The economic pain currently being felt by farmers and others due to the ongoing trade war with China is evidence of the importance of good trade policy to the lives and livelihoods of countless Americans. I believe we must not use tariffs as a weapon in geopolitical disputes that have nothing to do with trade policy. Our national economy relies on a stable global economy that functions under predictable rules of engagement. Businesses make decisions every day that will impact their operations for years to come, so they will only take the kinds of risks that lead to greater success when they know they won’t be taken by surprise with sudden tariffs. Good trade policy is good for business.
Trade can also an important source of geopolitical stability, encouraging peaceful coexistence among nations and incentivizing developing countries to improve environmental standards, worker rights, and intellectual property enforcement. In the 21st century, rapidly modernizing countries in Asia, Africa, and Latin America will create a huge new global middle class — and in this globalized world they will be looking around the world for products and services. It is imperative that we be in a position to compete with China, our only major economic rival on the global scene, for their business. China is rapidly pursuing economic expansion around the globe — building roads and dams in Africa and Latin America, and farms and factories from Mexico to Australia to Cameroon — but without the same standards for the environment, labor rights, and intellectual property enforcement that our societal norms and values rightly demand.

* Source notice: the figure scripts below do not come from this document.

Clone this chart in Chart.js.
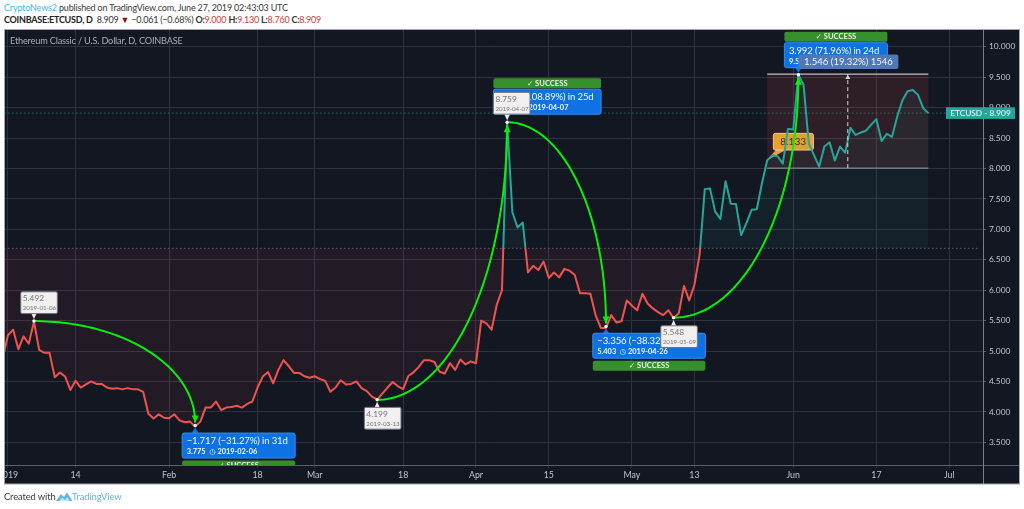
<!DOCTYPE html>
<html><head><meta charset="utf-8">
<style>
html,body{margin:0;padding:0;background:#fff;width:1024px;height:509px;overflow:hidden;font-family:Lato,sans-serif}
canvas{position:absolute;left:0;top:0}
.t{position:absolute;white-space:nowrap;line-height:12px}
</style>
<script src="https://cdn.jsdelivr.net/npm/chart.js@4"></script>
</head><body>
<div class="t" style="left:4px;top:2px;font-size:9px;letter-spacing:-0.17px;color:#3a3a3a"><span style="color:#4db3e8">CryptoNews2</span> published on TradingView.com, June 27, 2019 02:43:03 UTC</div>
<div class="t" style="left:4px;top:14px;font-size:9px;letter-spacing:-0.24px;color:#333"><b style="color:#222">COINBASE:ETCUSD, D</b>&nbsp; 8.909 <span style="color:#8b0f0f">▼</span> −0.061 (−0.68%) <b>O:</b><span style="color:#c8403c">9.000</span> <b>H:</b><span style="color:#c8403c">9.130</span> <b>L:</b><span style="color:#c8403c">8.760</span> <b>C:</b><span style="color:#c8403c">8.909</span></div>
<canvas id="c" width="1024" height="509"></canvas>
<div class="t" style="left:10px;top:35px;font-size:9.2px;letter-spacing:-0.19px;color:#a9adb6">Ethereum Classic / U.S. Dollar, D, COINBASE</div>
<div class="t" style="left:4px;top:491px;font-size:9.4px;letter-spacing:-0.12px;color:#3a3a3a">Created with</div>
<svg style="position:absolute;left:56px;top:492px" width="17" height="10" viewBox="0 0 17 10"><path d="M0 9 L5 2 L8 5 L11 0.5 L16.5 9 Z" fill="#5db4e6"/><path d="M3 9 L6 5.5 L9 8 L11 5 L14 9 Z" fill="#bfe2f5"/></svg>
<div class="t" style="left:72px;top:491px;font-size:9.4px;letter-spacing:-0.1px;color:#62b5e8">TradingView</div>
<script>
const FIRST_DAY = -1; // 2018-12-31, days counted from 2019-01-01
const closes = [4.88,5.26,5.35,5.03,5.24,5.12,5.48,5.02,4.97,4.97,4.57,4.645,4.58,4.36,4.51,4.40,4.45,4.50,4.46,4.46,
4.40,4.38,4.39,4.37,4.39,4.37,4.37,4.33,3.97,3.89,3.96,3.905,3.895,3.96,3.86,3.83,3.84,3.76,3.84,4.07,4.07,4.17,4.03,4.07,4.08,4.10,4.07,4.13,4.17,
4.40,4.58,4.655,4.47,4.69,4.85,4.75,4.64,4.64,4.585,4.56,4.585,4.54,4.51,4.33,4.40,4.52,4.45,4.46,4.50,4.39,4.34,4.25,4.2,
4.30,4.40,4.49,4.42,4.375,4.59,4.65,4.74,4.85,4.85,4.82,4.66,4.63,4.80,4.69,4.86,4.78,4.83,4.80,5.50,5.455,5.35,5.76,6.00,8.76,
7.28,7.03,7.11,6.29,6.40,6.33,6.47,6.20,6.29,6.21,6.35,6.32,6.25,5.95,5.95,5.94,5.59,5.38,5.38,5.59,5.47,5.49,5.83,5.745,5.67,5.94,5.78,5.70,5.64,5.59,5.67,5.54,5.62,
6.07,5.83,6.085,6.58,7.66,7.67,7.29,7.17,7.79,7.42,7.415,6.905,7.10,7.32,7.33,7.76,8.133,8.215,8.20,8.08,8.65,8.64,9.54,9.37,8.41,8.22,8.03,8.36,8.43,8.13,8.36,8.26,
8.67,8.55,8.59,8.62,8.72,8.81,8.45,8.57,8.52,8.85,9.12,9.27,9.29,9.21,8.99,8.909];
const tickDays   = [0,13,31,48,59,76,90,104,120,132,151,167,181];
const tickLabels = ["2019","14","Feb","18","Mar","18","Apr","15","May","13","Jun","17","Jul"];
const yTicks = [3.5,4,4.5,5,5.5,6,6.5,7,7.5,8,8.5,9,9.5,10];
const BASELINE = 6.687, LAST = 8.909;
const arcDays   = [5,71,96,128];
const arcStart  = [5.492,4.199,8.759,5.548];
const arcEndDay = [36,96,115,152];
const arcEnd    = [3.775,8.759,5.403,9.54];
const rangeDays = [146,177], rangeLow = 8.005, rangeHigh = 9.55;

const RED='#ef5350', TEAL='#26a69a', GRID='#2f3340';
const FF='Lato,"DejaVu Sans",sans-serif';

function rr(c,x,y,w,h,r){c.beginPath();c.roundRect(x,y,w,h,r);}
function tri(c,a,b,d,e,f,g){c.beginPath();c.moveTo(a,b);c.lineTo(d,e);c.lineTo(f,g);c.closePath();c.fill();}

const paint = {
  id:'paint',
  beforeDraw(ch){
    const c=ch.ctx; c.save();
    c.fillStyle='#131722'; c.fillRect(4,29,1016,455);
    c.restore();
  },
  beforeDatasetsDraw(ch){
    const c=ch.ctx,a=ch.chartArea,X=ch.scales.x,Y=ch.scales.y;
    const px=d=>X.getPixelForValue(d),py=v=>Y.getPixelForValue(v);
    c.save();
    c.strokeStyle='#5b5f6b';c.setLineDash([1.5,2.5]);c.lineWidth=1;
    c.beginPath();c.moveTo(a.left,py(BASELINE));c.lineTo(a.right-3,py(BASELINE));c.stroke();
    c.strokeStyle='#1f6f6a';
    c.beginPath();c.moveTo(a.left,py(LAST));c.lineTo(a.right,py(LAST));c.stroke();
    c.setLineDash([]);
    const x0=px(rangeDays[0]),x1=px(rangeDays[1]),yt=py(rangeHigh),yb=py(rangeLow);
    c.fillStyle='rgba(239,83,80,0.12)';c.fillRect(x0,yt,x1-x0,yb-yt);
    const ox=px(146),oy=py(8.133);
    c.fillStyle='#e8a22c';
    tri(c,ox,oy,ox+10,oy-12,ox+18,oy-10);
    rr(c,ox+6.2,oy-27,40,16.7,2);c.fill();
    c.strokeStyle='#f3c9a4';c.lineWidth=1;c.stroke();
    c.fillStyle='#3a2a10';c.font='10.2px '+FF;c.textAlign='center';c.textBaseline='middle';
    c.fillText('8.133',ox+26,oy-18.4);
    c.restore();
  },
  afterDatasetsDraw(ch){
    const c=ch.ctx,a=ch.chartArea,X=ch.scales.x,Y=ch.scales.y;
    const px=d=>X.getPixelForValue(d),py=v=>Y.getPixelForValue(v);
    c.save();
    c.beginPath();c.rect(a.left,a.top,a.right-a.left,a.bottom-a.top);c.clip();
    const x0=px(rangeDays[0]),x1=px(rangeDays[1]),yt=py(rangeHigh),yb=py(rangeLow),xm=px(161.5);
    c.lineWidth=1;c.strokeStyle='#e8e8ea';
    c.beginPath();c.moveTo(x0,yt);c.lineTo(x1,yt);c.stroke();
    c.strokeStyle='#9a9a9e';
    c.beginPath();c.moveTo(x0,yb);c.lineTo(x1,yb);c.stroke();
    c.strokeStyle='#d8d8da';c.setLineDash([4,3]);
    c.beginPath();c.moveTo(xm,yb);c.lineTo(xm,yt);c.stroke();c.setLineDash([]);
    c.fillStyle='#d8d8da';tri(c,xm,yt+1,xm-2.5,yt+5,xm+2.5,yt+5);
    arcDays.forEach((d,i)=>{
      const sx=px(d),sy=py(arcStart[i]),ex=px(arcEndDay[i]),ey=py(arcEnd[i]);
      const down=ey>sy, tipY=ey+(down?-3:3);
      c.strokeStyle='#08f008';c.fillStyle='#08f008';c.lineWidth=2;
      c.beginPath();
      const rx=ex-sx;
      for(let k=0;k<=60;k++){const t=k/60*Math.PI/2;
        const xx=sx+rx*Math.sin(t), yy=tipY+(sy-tipY)*Math.cos(t);
        k?c.lineTo(xx,yy):c.moveTo(xx,yy);}
      c.stroke();
      const s=down?-1:1;
      tri(c,ex,tipY,ex-3.5,tipY+s*7,ex+3.5,tipY+s*7);
    });
    c.fillStyle='#fff';
    [[5,5.492],[36,3.775],[71,4.199],[96,8.759],[115,5.403],[128,5.548],[152,9.54]].forEach(p=>{
      c.beginPath();c.arc(px(p[0]),py(p[1]),1.7,0,7);c.fill();});
    const blue=(d,v,dx,dy,w,gdy,t1,t2,up)=>{
      const ax=px(d),ay=py(v),bx=ax+dx,by=ay+dy;
      c.fillStyle='#35902b';rr(c,bx,ay+gdy,w,10,2);c.fill();
      c.fillStyle='#e9f3e6';c.font='bold 7.6px '+FF;c.textAlign='center';c.textBaseline='middle';
      c.fillText('✓ SUCCESS',bx+w/2,ay+gdy+5.2);
      c.fillStyle='#0f72e4';
      if(up) tri(c,ax,ay+2,ax-4,by+1,ax+4,by+1); else tri(c,ax,ay-2,ax-4,by+24,ax+4,by+24);
      rr(c,bx,by,w,25,2);c.fill();c.strokeStyle='#2f8ff2';c.lineWidth=1;c.stroke();
      c.fillStyle='#f2f7fe';c.textAlign='left';c.font='9.6px '+FF;
      c.letterSpacing='-0.15px';
      c.fillText(t1,bx+4.5,by+7.8);
      c.letterSpacing='0px';
      c.font='bold 7.4px '+FF;c.fillText(t2,bx+4.5,by+18.4);
    };
    blue(36,3.775,-13,7.5,113,35,'−1.717 (−31.27%) in 31d','3.775  ◷ 2019-02-06',true);
    blue(96,8.759,-13.8,-33,107.7,-44,'4.560 (108.89%) in 25d','8.759  ◷ 2019-04-07',false);
    blue(115,5.403,-13.2,6.8,112.6,34.2,'−3.356 (−38.32%) in 19d','5.403  ◷ 2019-04-26',true);
    blue(152,9.54,-14,-32,103,-43,'3.992 (71.96%) in 24d','9.540  ◷ 2019-06-02',false);
    const sx=xm-49.4,sy=yt-19.7;
    c.fillStyle='#4f78b6';rr(c,sx,sy,100,14.7,2);c.fill();
    c.fillStyle='#eef3fb';c.font='9.6px '+FF;c.textAlign='center';c.textBaseline='middle';
    c.fillText('1.546 (19.32%) 1546',sx+50,sy+7.6);
    const white=(d,v,dx,dy,t1,t2,up)=>{
      const ax=px(d),ay=py(v),bx=ax+dx,by=ay+dy;
      c.fillStyle='#f1efef';
      if(up) tri(c,ax,ay+2,ax-3,by+1,ax+3,by+1); else tri(c,ax,ay-2,ax-3,by+21,ax+3,by+21);
      rr(c,bx,by,36.6,21.8,1.5);c.fill();c.strokeStyle='#6f7178';c.lineWidth=1;c.stroke();
      c.textAlign='left';c.textBaseline='middle';
      c.fillStyle='#77777b';c.font='8.4px '+FF;c.fillText(t1,bx+2,by+6.6);
      c.font='6.2px '+FF;c.fillText(t2,bx+2,by+16.2);
    };
    white(5,5.492,-13.2,-29.3,'5.492','2019-01-06',false);
    white(71,4.199,-12.8,7.6,'4.199','2019-03-13',true);
    white(96,8.759,-13.8,-29.9,'8.759','2019-04-07',false);
    white(128,5.548,-12.8,8.1,'5.548','2019-05-09',true);
    c.restore();
  },
  afterDraw(ch){
    const c=ch.ctx,a=ch.chartArea,Y=ch.scales.y;
    c.save();
    c.clearRect(0,0,4,509);
    c.lineWidth=1;c.strokeStyle='#5c606b';
    c.beginPath();c.moveTo(4,a.bottom+.5);c.lineTo(1020,a.bottom+.5);c.stroke();
    c.strokeStyle='#7b7e87';
    c.beginPath();c.moveTo(a.right+.5,a.top);c.lineTo(a.right+.5,484);c.stroke();
    c.strokeStyle='#a4a6ac';c.strokeRect(4.5,29.5,1015,454.5);
    const y=Y.getPixelForValue(LAST);
    c.fillStyle=TEAL;c.fillRect(946,y-5.8,69,11.6);
    c.fillStyle='#f4fbfa';c.font='8.3px '+FF;c.textAlign='center';c.textBaseline='middle';
    c.fillText('ETCUSD - 8.909',980.5,y+.3);
    c.restore();
  }
};

new Chart(document.getElementById('c'),{
  type:'line',
  plugins:[paint],
  data:{datasets:[{
    data:closes.map((v,i)=>({x:FIRST_DAY+i,y:v})),
    borderWidth:2,pointRadius:0,tension:0,borderJoinStyle:'round',
    borderColor(ctx){
      const ch=ctx.chart,a=ch.chartArea;
      if(!a) return TEAL;
      const g=ch.ctx.createLinearGradient(0,a.top,0,a.bottom);
      const f=(ch.scales.y.getPixelForValue(BASELINE)-a.top)/(a.bottom-a.top);
      g.addColorStop(0,TEAL);g.addColorStop(f,TEAL);g.addColorStop(f,RED);g.addColorStop(1,RED);
      return g;
    },
    fill:{target:{value:BASELINE},above:'rgba(38,166,154,0.07)',below:'rgba(239,83,80,0.07)'}
  }]},
  options:{
    responsive:false,animation:false,devicePixelRatio:1,
    layout:{padding:{left:4,top:29.5,right:4,bottom:25}},
    plugins:{legend:{display:false},tooltip:{enabled:false},title:{display:false}},
    scales:{
      x:{type:'linear',min:-0.76,max:187.5,
        afterBuildTicks(s){s.ticks=tickDays.map(v=>({value:v}));},
        afterFit(s){s.height=19;s.paddingLeft=0;s.paddingRight=0;},
        grid:{color:GRID,lineWidth:1,tickLength:3,tickColor:GRID},border:{display:false},
        ticks:{autoSkip:false,maxRotation:0,padding:2,color:'#c2c5cc',font:{family:FF,size:8.8},
          callback(v){const i=tickDays.indexOf(v);return i<0?'':tickLabels[i];}}},
      y:{position:'right',min:3.127,max:10.283,
        afterBuildTicks(s){s.ticks=yTicks.map(v=>({value:v}));},
        afterFit(s){s.width=37;s.paddingTop=0;s.paddingBottom=0;},
        grid:{color:GRID,lineWidth:1,tickLength:3,tickColor:'#5c606b'},border:{display:false},
        ticks:{padding:3,color:'#c2c5cc',font:{family:FF,size:8.4},callback(v){return v.toFixed(3);}}}
    }
  }
});
</script>
</body></html>
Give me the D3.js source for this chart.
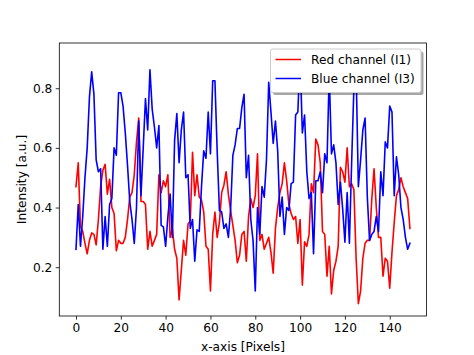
<!DOCTYPE html>
<html>
<head>
<meta charset="utf-8">
<script src="https://cdn.jsdelivr.net/npm/d3@7"></script>
<style>
  html, body { margin: 0; padding: 0; background: #fff; }
  svg { display: block; font-family: "DejaVu Sans", sans-serif; }
</style>
</head>
<body>
<div id="chart"></div>
<script>
// Intensity profile along the x-axis, one value per pixel (0..149)
const redChannel = [
  0.47, 0.55, 0.335, 0.32, 0.28, 0.245, 0.29, 0.315, 0.31, 0.275,
  0.36, 0.47, 0.525, 0.545, 0.445, 0.495, 0.40, 0.38, 0.255, 0.29,
  0.28, 0.28, 0.30, 0.36, 0.435, 0.45, 0.51, 0.62, 0.70, 0.42,
  0.42, 0.41, 0.26, 0.32, 0.27, 0.29, 0.31, 0.51, 0.45, 0.49,
  0.47, 0.51, 0.30, 0.33, 0.26, 0.23, 0.09, 0.19, 0.29, 0.24,
  0.345, 0.355, 0.585, 0.44, 0.51, 0.435, 0.425, 0.385, 0.27, 0.26,
  0.12, 0.31, 0.385, 0.30, 0.35, 0.45, 0.475, 0.52, 0.445, 0.39,
  0.34, 0.29, 0.215, 0.24, 0.31, 0.32, 0.22, 0.37, 0.43, 0.40,
  0.44, 0.58, 0.29, 0.31, 0.26, 0.28, 0.30, 0.25, 0.18, 0.33,
  0.40, 0.45, 0.48, 0.55, 0.49, 0.41, 0.38, 0.36, 0.37, 0.28,
  0.36, 0.14, 0.285, 0.27, 0.31, 0.48, 0.45, 0.63, 0.61, 0.55,
  0.32, 0.31, 0.17, 0.27, 0.11, 0.19, 0.22, 0.27, 0.535, 0.52,
  0.485, 0.60, 0.47, 0.48, 0.46, 0.23, 0.078, 0.12, 0.23, 0.28,
  0.29, 0.29, 0.43, 0.53, 0.40, 0.30, 0.30, 0.17, 0.23, 0.22,
  0.13, 0.25, 0.35, 0.44, 0.46, 0.50, 0.47, 0.45, 0.43, 0.33
]

const blueChannel = [
  0.26, 0.41, 0.27, 0.37, 0.50, 0.60, 0.77, 0.855, 0.78, 0.56,
  0.52, 0.53, 0.26, 0.37, 0.27, 0.41, 0.43, 0.60, 0.575, 0.785,
  0.785, 0.74, 0.65, 0.54, 0.42, 0.36, 0.28, 0.40, 0.69, 0.44,
  0.60, 0.765, 0.66, 0.862, 0.73, 0.67, 0.60, 0.675, 0.34, 0.335,
  0.27, 0.37, 0.445, 0.30, 0.625, 0.715, 0.55, 0.66, 0.72, 0.50,
  0.51, 0.33, 0.36, 0.22, 0.325, 0.32, 0.47, 0.59, 0.565, 0.72,
  0.58, 0.825, 0.825, 0.59, 0.39, 0.385, 0.33, 0.345, 0.30, 0.395,
  0.575, 0.61, 0.665, 0.665, 0.735, 0.78, 0.50, 0.575, 0.36, 0.29,
  0.12, 0.40, 0.31, 0.47, 0.435, 0.56, 0.82, 0.72, 0.615, 0.69,
  0.59, 0.37, 0.435, 0.31, 0.40, 0.39, 0.48, 0.485, 0.71, 0.72,
  0.91, 0.65, 0.71, 0.52, 0.43, 0.45, 0.245, 0.49, 0.49, 0.52,
  0.45, 0.58, 0.55, 0.85, 0.58, 0.61, 0.55, 0.41, 0.485, 0.395,
  0.284, 0.45, 0.28, 0.55, 0.80, 0.86, 0.47, 0.56, 0.66, 0.70,
  0.435, 0.29, 0.31, 0.32, 0.37, 0.32, 0.52, 0.44, 0.62, 0.60,
  0.74, 0.72, 0.44, 0.57, 0.51, 0.40, 0.36, 0.30, 0.26, 0.28
]

const xTicks = [0, 20, 40, 60, 80, 100, 120, 140]
const yTicks = [0.2, 0.4, 0.6, 0.8]
const seriesLabels = ["Red channel (I1)", "Blue channel (I3)"]
const seriesColors = ["#ff0000", "#0000ff"]

const width = 474
const height = 355
const margin = { top: 43, right: 47.4, bottom: 39, left: 59.3 }
const fontSize = 12.2

const svg = d3.select("#chart")
  .append("svg")
  .attr("width", width)
  .attr("height", height)

const n = redChannel.length
const xPad = (n - 1) * 0.05
const x = d3.scaleLinear()
  .domain([-xPad, n - 1 + xPad])
  .range([margin.left, width - margin.right])

// matplotlib-like 5% margins on the data range
const all = redChannel.concat(blueChannel)
const [lo, hi] = d3.extent(all)
const yPad = (hi - lo) * 0.05
const y = d3.scaleLinear()
  .domain([lo - yPad, hi + yPad])
  .range([height - margin.bottom, margin.top])

const line = d3.line()
  .x((d, i) => x(i))
  .y(d => y(d))

const plot = svg.append("g")

;[redChannel, blueChannel].forEach((series, k) => {
  plot.append("path")
    .datum(series)
    .attr("d", line)
    .attr("fill", "none")
    .attr("stroke", seriesColors[k])
    .attr("stroke-width", 1.6)
    .attr("stroke-linejoin", "round")
    .attr("stroke-linecap", "square")
})

// Axes
const xAxis = svg.append("g")
  .attr("transform", `translate(0,${height - margin.bottom})`)
  .call(d3.axisBottom(x).tickValues(xTicks).tickSize(3.6).tickPadding(3.4).tickFormat(d3.format("d")))

const yAxis = svg.append("g")
  .attr("transform", `translate(${margin.left},0)`)
  .call(d3.axisLeft(y).tickValues(yTicks).tickSize(3.6).tickPadding(3.4).tickFormat(d3.format(".1f")))

;[xAxis, yAxis].forEach(g => {
  g.select(".domain").remove()
  g.selectAll(".tick line").attr("stroke", "#000").attr("stroke-width", 0.8)
  g.selectAll(".tick text")
    .attr("fill", "#000")
    .attr("font-size", fontSize)
    .attr("font-family", "DejaVu Sans, sans-serif")
})

// Frame
svg.append("rect")
  .attr("x", margin.left)
  .attr("y", margin.top)
  .attr("width", width - margin.left - margin.right)
  .attr("height", height - margin.top - margin.bottom)
  .attr("fill", "none")
  .attr("stroke", "#000")
  .attr("stroke-width", 0.8)

// Axis labels
svg.append("text")
  .attr("x", (margin.left + width - margin.right) / 2)
  .attr("y", 351)
  .attr("text-anchor", "middle")
  .attr("font-size", fontSize)
  .text("x-axis [Pixels]")

svg.append("text")
  .attr("transform", `translate(25.5,${(margin.top + height - margin.bottom) / 2}) rotate(-90)`)
  .attr("text-anchor", "middle")
  .attr("font-size", fontSize)
  .text("Intensity [a.u.]")

// Legend (upper right, with shadow)
const legend = svg.append("g").attr("transform", "translate(270.5,49)")
const lw = 150.5
const lh = 43.5

legend.append("rect")
  .attr("x", 2.5).attr("y", 2.5)
  .attr("width", lw).attr("height", lh)
  .attr("rx", 2.5)
  .attr("fill", "#000")
  .attr("opacity", 0.35)

legend.append("rect")
  .attr("width", lw).attr("height", lh)
  .attr("rx", 2.5)
  .attr("fill", "#fff")
  .attr("stroke", "#cccccc")
  .attr("stroke-width", 1)

seriesLabels.forEach((label, k) => {
  const cy = 10.5 + k * 19
  legend.append("line")
    .attr("x1", 5).attr("x2", 30.5)
    .attr("y1", cy).attr("y2", cy)
    .attr("stroke", seriesColors[k])
    .attr("stroke-width", 1.5)
  legend.append("text")
    .attr("x", 40.5)
    .attr("y", cy + 4.4)
    .attr("font-size", fontSize)
    .text(label)
})
</script>
</body>
</html>
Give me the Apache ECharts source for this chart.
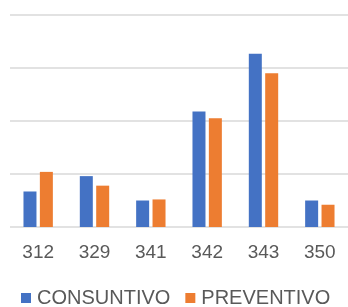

I believe we lost an important opportunity to shape the future of global trade when we withdrew our involvement from the Trans-Pacific Partnership. While that trade agreement was far from perfect, it gave us the chance to set the rules of engagement across a critically important region, home to some of the world’s most dynamic, influential, and rapidly changing countries. Our withdrawal also sent a worrying signal to our friends and allies in the region that we are not interested in expanding our engagement with them, and that in the absence of US global leadership, China will inevitably fill the vacuum. As President, I will seek to reaffirm our commitment to the Asia Pacific region by re-joining the Trans-Pacific Partnership while improving the agreement to ensure that it serves our people, not merely our corporations. I will make certain that all future trade agreements and trade policy decisions are made principally for the benefit of the American people.